The breakthrough came after months of investigation, during which police wiretapped the suspects discussing the death of hundreds of their passengers.

In a police video of the recorded conversations, a trafficker named as John tells another gang member, Ermies, not to “cry over spilt milk”.

“You must concentrate on your work and don’t think about what people say...It’s their [the migrants’] fault because they wanted to leave in great numbers,” he was heard saying.

A total of 366 people, many fleeing Eritrea and Somalia, died when the overcrowded boat they were travelling in sank close to the southern Italian island of Lampedusa.

Later on in the conversation, dated October 31st, Ermies laments to John about the international attention the shipwreck attracted.

“A lot of other people have departed with other organizers, have never arrived at their destination and become fish food and no-one’s spoken about them,” he said.

Following the shipwreck José Manuel Barroso, president of the European Commission, flew to Lampedusa along with other politicians including Enrico Letta, then the Italian prime minister. The national government also upped efforts to save migrants by launching its “Mare Nostrum” (“Our Sea”) operation in the Mediterranean.

In the wiretaps, the accused traffickers also apportion blame to “destiny” rather than their own criminal organization.

“What happened depended only on destiny,” a man named as Alex says, while John in a later conversation also describes the migrants’ deaths as “their destiny”.

The people smugglers do, however, discuss the practicalities of what went wrong.

Alex names “two mistakes” made by a fellow trafficker on board: “the first was to throw away the satellite and the second was to light a fire without warning.”

The overcrowded boat is thought to have capsized after one of the smugglers lit a fire on board to alert the Italian coast guard to their whereabouts, sparking panic among the hundreds of passengers.

John has another theory: “What went wrong is the fact that, on the boat, there were people who were there against their will...that were sold to the Somali that tortured and raped the women.”

One Somali man was arrested in Lampedusa following the shipwreck and faces charges of raping Eritrean passengers.
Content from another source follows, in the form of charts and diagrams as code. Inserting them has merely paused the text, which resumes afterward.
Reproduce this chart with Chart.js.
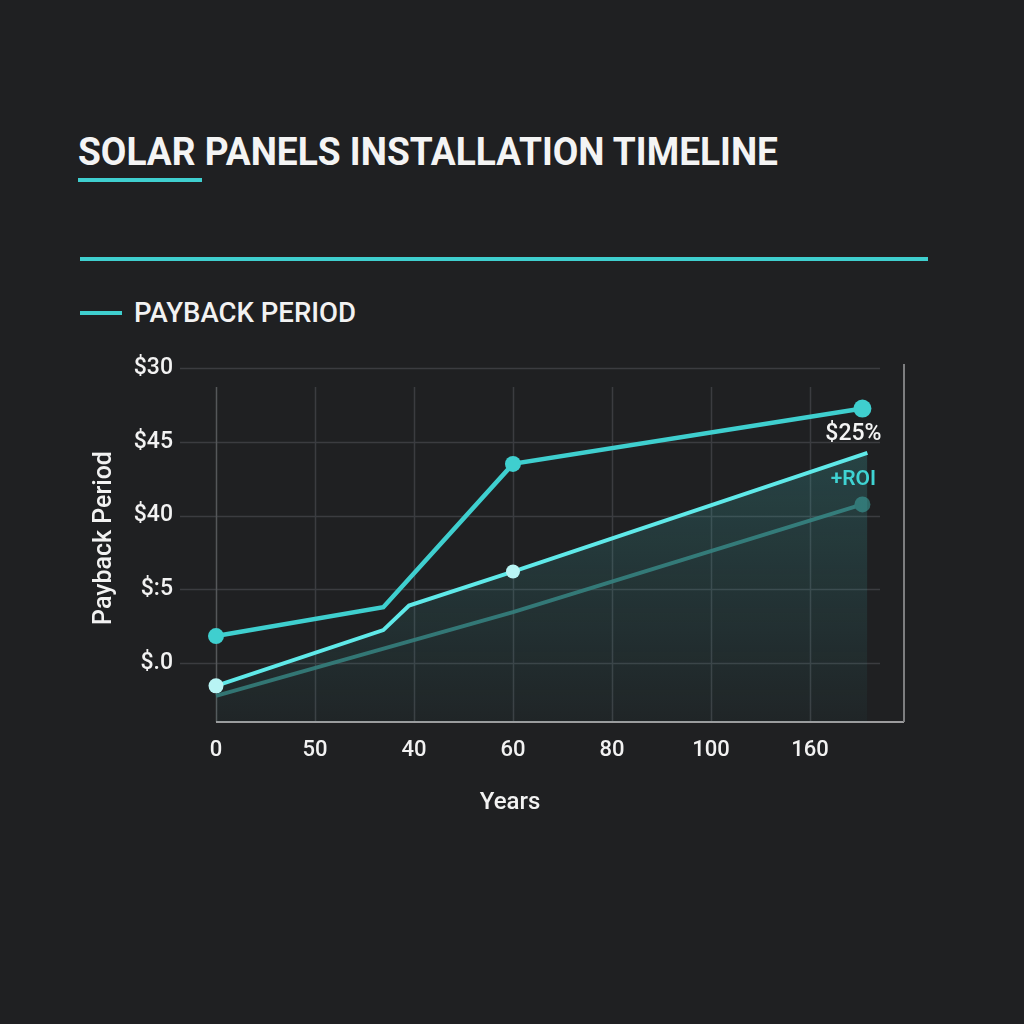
<!DOCTYPE html>
<html>
<head>
<meta charset="utf-8">
<script src="https://cdn.jsdelivr.net/npm/chart.js"></script>
<style>
  html, body { margin: 0; padding: 0; background: #1f2022; }
  body { width: 1024px; height: 1024px; position: relative; overflow: hidden; font-family: Roboto, "Noto Sans", sans-serif; }
  #title { position: absolute; left: 78px; top: 130px; color: #f4f4f4; font-size: 38px; font-weight: 700; white-space: nowrap; letter-spacing: 0px; transform-origin: 0 0; }
  .bar { position: absolute; background: #3fcfcf; }
  #legendText { position: absolute; left: 134px; top: 297px; color: #f2f2f2; font-size: 27px; font-weight: 500; white-space: nowrap; transform-origin: 0 0; }
  #wrap { position: absolute; left: 0; top: 0; width: 1024px; height: 1024px; }
</style>
</head>
<body>
<div id="title">SOLAR PANELS INSTALLATION TIMELINE</div>
<div class="bar" style="left:78px; top:178px; width:124px; height:4px;"></div>
<div class="bar" style="left:80px; top:257px; width:848px; height:4px;"></div>
<div class="bar" style="left:80px; top:311px; width:42px; height:4px;"></div>
<div id="legendText">PAYBACK PERIOD</div>
<div id="wrap"><canvas id="c" width="1024" height="1024"></canvas></div>
<script>
// ---- data ----
const xLabels = ['0', '50', '40', '60', '80', '100', '160'];
const yLabels = ['$.0', '$:5', '$40', '$45', '$30'];
const paybackX = [0, 1.69, 3, 6.53];
const paybackY = [0.365, 0.757, 2.70, 3.45];
const roiX = [0, 1.69, 1.95, 3, 6.58];
const roiY = [-0.31, 0.446, 0.78, 1.24, 2.85];
const baseX = [0, 3, 6.53];
const baseY = [-0.446, 0.69, 2.15];
const endLabels = ['$25%', '+ROI'];
const xTitle = 'Years';
const yTitle = 'Payback Period';

const pts = (xs, ys) => xs.map((x, i) => ({x, y: ys[i]}));

const gridPlugin = {
  id: 'customGrid',
  beforeDatasetsDraw(chart) {
    const {ctx, scales: {x, y}, chartArea: a} = chart;
    ctx.save();
    ctx.lineWidth = 1.5;
    ctx.strokeStyle = '#3b3c40';
    y.ticks.forEach(t => {
      const py = Math.round(y.getPixelForValue(t.value)) + 0.5;
      ctx.beginPath(); ctx.moveTo(a.left - 36, py); ctx.lineTo(a.right - 24, py); ctx.stroke();
    });
    x.ticks.forEach(t => {
      const px = Math.round(x.getPixelForValue(t.value)) + 0.5;
      ctx.strokeStyle = t.value === 0 ? '#55575a' : '#3b3c40';
      ctx.beginPath(); ctx.moveTo(px, a.top + 19); ctx.lineTo(px, a.bottom); ctx.stroke();
    });
    ctx.lineWidth = 2;
    ctx.strokeStyle = '#9c9c9e';
    ctx.beginPath(); ctx.moveTo(a.left, a.bottom); ctx.lineTo(a.right, a.bottom); ctx.stroke();
    ctx.strokeStyle = '#7d7e80';
    ctx.beginPath(); ctx.moveTo(a.right, a.top - 4); ctx.lineTo(a.right, a.bottom); ctx.stroke();
    ctx.restore();
  },
  afterDatasetsDraw(chart) {
    const {ctx, scales: {x, y}, chartArea: a} = chart;
    const px = x.getPixelForValue(paybackX[paybackX.length - 1]) - 9;
    const py = y.getPixelForValue(paybackY[paybackY.length - 1]);
    ctx.save();
    ctx.textAlign = 'center';
    ctx.textBaseline = 'middle';
    ctx.font = '500 23px Roboto';
    ctx.fillStyle = '#f4f4f4';
    ctx.fillText(endLabels[0], px, py + 26);
    ctx.font = '600 21px Roboto';
    ctx.fillStyle = '#3fd3d3';
    ctx.fillText(endLabels[1], px, py + 71);
    // axis titles
    ctx.fillStyle = '#f2f2f2';
    ctx.font = '500 24px Roboto';
    ctx.fillText(xTitle, x.getPixelForValue(2.97), a.bottom + 81);
    ctx.translate(105, 538);
    ctx.rotate(-Math.PI / 2);
    ctx.font = '500 25px Roboto';
    ctx.fillText(yTitle, 0, 0);
    ctx.restore();
  }
};

const ctx = document.getElementById('c').getContext('2d');
const grad = ctx.createLinearGradient(0, 450, 0, 722);
grad.addColorStop(0, 'rgba(62,170,170,0.26)');
grad.addColorStop(1, 'rgba(62,170,170,0.04)');

new Chart(ctx, {
  type: 'line',
  data: {
    datasets: [
      {
        data: pts(paybackX, paybackY),
        borderColor: '#3fcfcf', borderWidth: 4.5,
        pointRadius: [8, 0, 8, 9], pointBackgroundColor: '#3fcfcf', pointBorderWidth: 0,
        fill: false, tension: 0, clip: false
      },
      {
        data: pts(roiX, roiY),
        borderColor: '#5fe9e9', borderWidth: 4,
        pointRadius: [7.5, 0, 0, 7, 0], pointBackgroundColor: '#b8f4f4', pointBorderWidth: 0,
        fill: 'start', backgroundColor: grad, tension: 0, clip: false
      },
      {
        data: pts(baseX, baseY),
        borderColor: 'rgba(52,122,120,0.9)', borderWidth: 4,
        pointRadius: [0, 0, 8], pointBackgroundColor: '#2f6a68', pointBorderWidth: 0,
        fill: false, tension: 0, clip: false
      }
    ]
  },
  options: {
    responsive: false,
    animation: false,
    events: [],
    layout: { padding: { left: 0, top: 368, right: 120, bottom: 202 } },
    plugins: { legend: { display: false }, tooltip: { enabled: false } },
    scales: {
      x: {
        type: 'linear', min: 0, max: 6.95,
        afterBuildTicks: s => { s.ticks = xLabels.map((_, i) => ({ value: i })); },
        afterFit: s => { s.height = 100; },
        grid: { display: false, drawTicks: false },
        border: { display: false },
        ticks: { color: '#f2f2f2', font: { family: 'Roboto', size: 22, weight: '500' }, padding: 15, maxRotation: 0, autoSkip: false,
                 callback: v => xLabels[v] }
      },
      y: {
        type: 'linear', min: -0.8, max: 4,
        afterBuildTicks: s => { s.ticks = yLabels.map((_, i) => ({ value: i })); },
        afterFit: s => { s.width = 216; },
        grid: { display: false, drawTicks: false },
        border: { display: false },
        ticks: { color: '#f2f2f2', font: { family: 'Roboto', size: 23, weight: '500' }, padding: 43, autoSkip: false,
                 callback: v => yLabels[v] }
      }
    }
  },
  plugins: [gridPlugin]
});

// fit title widths to the reference
const t = document.getElementById('title');
t.style.transform = 'scaleX(' + (700 / t.getBoundingClientRect().width) + ')';
const l = document.getElementById('legendText');
l.style.transform = 'scaleX(' + (222 / l.getBoundingClientRect().width) + ')';
</script>
</body>
</html>
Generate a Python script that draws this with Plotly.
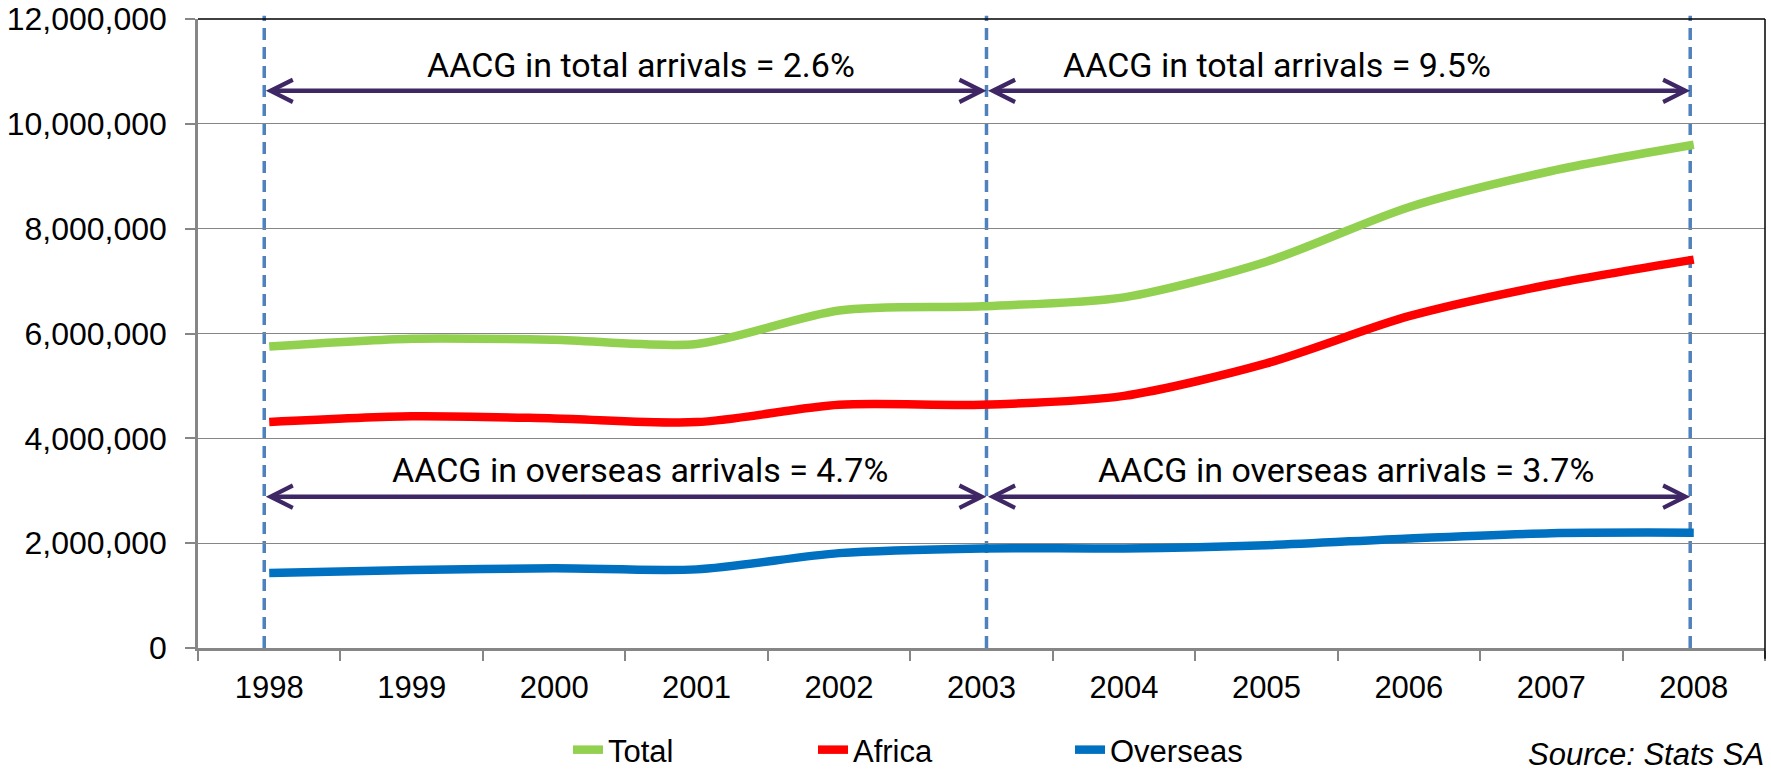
import plotly.graph_objects as go

years = ["1998", "1999", "2000", "2001", "2002", "2003", "2004", "2005", "2006", "2007", "2008"]
total = [5750000, 5900000, 5880000, 5800000, 6440000, 6520000, 6690000, 7370000, 8410000, 9100000, 9600000]
africa = [4310000, 4420000, 4380000, 4310000, 4640000, 4640000, 4810000, 5430000, 6330000, 6940000, 7410000]
overseas = [1430000, 1490000, 1520000, 1500000, 1810000, 1900000, 1900000, 1960000, 2090000, 2190000, 2200000]

y_tick_vals = [0, 2000000, 4000000, 6000000, 8000000, 10000000, 12000000]
y_tick_text = ["0", "2,000,000", "4,000,000", "6,000,000", "8,000,000", "10,000,000", "12,000,000"]

series_names = ["Total", "Africa", "Overseas"]
series_colors = ["#92D050", "#FF0000", "#0070C0"]

period_marks = [-0.035, 5.035, 9.975]
total_labels = ["AACG in total arrivals = 2.6%", "AACG in total arrivals = 9.5%"]
overseas_labels = ["AACG in overseas arrivals = 4.7%", "AACG in overseas arrivals = 3.7%"]

W, H = 1771, 777
L, R, T, B = 198, 6, 19, 129
PW, PH = W - L - R, H - T - B

fig = go.Figure()
for name, vals, col, lg in zip(series_names, [total, africa, overseas], series_colors,
                               ["legend", "legend2", "legend3"]):
    fig.add_trace(go.Scatter(x=years, y=vals, name=name, mode="lines",
                             line=dict(color=col, width=8.5, shape="spline", smoothing=0.8),
                             legend=lg, showlegend=True))

axis_font = dict(family="Liberation Sans, Arial", size=31, color="black")
y_font = dict(family="Liberation Sans, Arial", size=32, color="black")
grey = "#868686"


def leg(px):
    return dict(orientation="h", xref="container", yref="container",
                x=px / W, y=-6 / H, xanchor="left", yanchor="bottom",
                font=axis_font, bgcolor="rgba(0,0,0,0)", borderwidth=0)


fig.update_layout(
    width=W, height=H,
    showlegend=True,
    margin=dict(l=L, r=R, t=T, b=B, autoexpand=False),
    paper_bgcolor="white", plot_bgcolor="white",
    font=axis_font,
    xaxis=dict(type="category", range=[-0.5, 10.5], tickson="boundaries",
               ticks="outside", ticklen=10, tickwidth=1.5, tickcolor=grey,
               showline=True, linecolor=grey, linewidth=2.5, automargin=False,
               showgrid=False, tickfont=axis_font, ticklabelstandoff=10),
    yaxis=dict(range=[0, 12000000], tickvals=y_tick_vals, ticktext=y_tick_text,
               ticks="outside", ticklen=10, tickwidth=1.5, tickcolor=grey,
               showline=True, linecolor=grey, linewidth=2.5, automargin=False,
               showgrid=True, gridcolor=grey, gridwidth=1.3, zeroline=False,
               tickfont=y_font, ticklabelstandoff=12),
    legend=leg(568),
    legend2=leg(813),
    legend3=leg(1070),
)

# plot area border (top and right)
fig.add_shape(type="line", xref="paper", yref="paper", x0=0, x1=1, y0=1, y1=1,
              line=dict(color="black", width=1.5), layer="above")
fig.add_shape(type="line", xref="paper", yref="paper", x0=1, x1=1, y0=-0.017, y1=1,
              line=dict(color="black", width=1.5), layer="above")

# dashed period markers
for xm in period_marks:
    fig.add_shape(type="line", xref="x", yref="paper", x0=xm, x1=xm, y0=0, y1=1.005,
                  line=dict(color="#4F81BD", width=3.5, dash="12px,7px"), layer="between")

arrow_col = "#3F2665"
ann_font = dict(family="Roboto", size=34, color="black")
# double-headed arrows
for (a, b) in [(period_marks[0], period_marks[1]), (period_marks[1], period_marks[2])]:
    for yv in [10630000, 2886000]:
        fig.add_annotation(x=b, y=yv, ax=a, ay=yv, xref="x", yref="y", axref="x", ayref="y",
                           text="", showarrow=True, arrowside="end+start",
                           arrowhead=5, startarrowhead=5, arrowsize=0.95, startarrowsize=0.95,
                           arrowwidth=4.6, arrowcolor=arrow_col, standoff=0, startstandoff=0)

fig.add_annotation(x=2.609, y=11120000, text=total_labels[0], showarrow=False, font=ann_font,
                   xref="x", yref="y", xanchor="center", yanchor="middle")
fig.add_annotation(x=7.077, y=11120000, text=total_labels[1], showarrow=False, font=ann_font,
                   xref="x", yref="y", xanchor="center", yanchor="middle")
fig.add_annotation(x=2.602, y=3405000, text=overseas_labels[0], showarrow=False, font=ann_font,
                   xref="x", yref="y", xanchor="center", yanchor="middle")
fig.add_annotation(x=7.56, y=3405000, text=overseas_labels[1], showarrow=False, font=ann_font,
                   xref="x", yref="y", xanchor="center", yanchor="middle")

fig.add_annotation(x=(W - 5 - L) / PW, y=-(H - 3 - (H - B)) / PH, xref="paper", yref="paper",
                   xanchor="right", yanchor="bottom",
                   text="Source: Stats SA", showarrow=False,
                   font=dict(family="Liberation Sans, Arial", size=31, color="black", style="italic"))

fig.write_html("out.html")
In the recorded conversations, Ermies also refers to the practice of migrants being kidnapped and held to ransom.

The recordings also give away greater detail about the workings of the trafficking gangs, which often charge migrants over €1,000 for the dangerous journey from Libya to Italy.

“In my opinion more caution is needed, not putting more than 250 people on the same boat,” suggests John, who also discussed established norms such as when to depart and to ignore “complaints of the migrants”.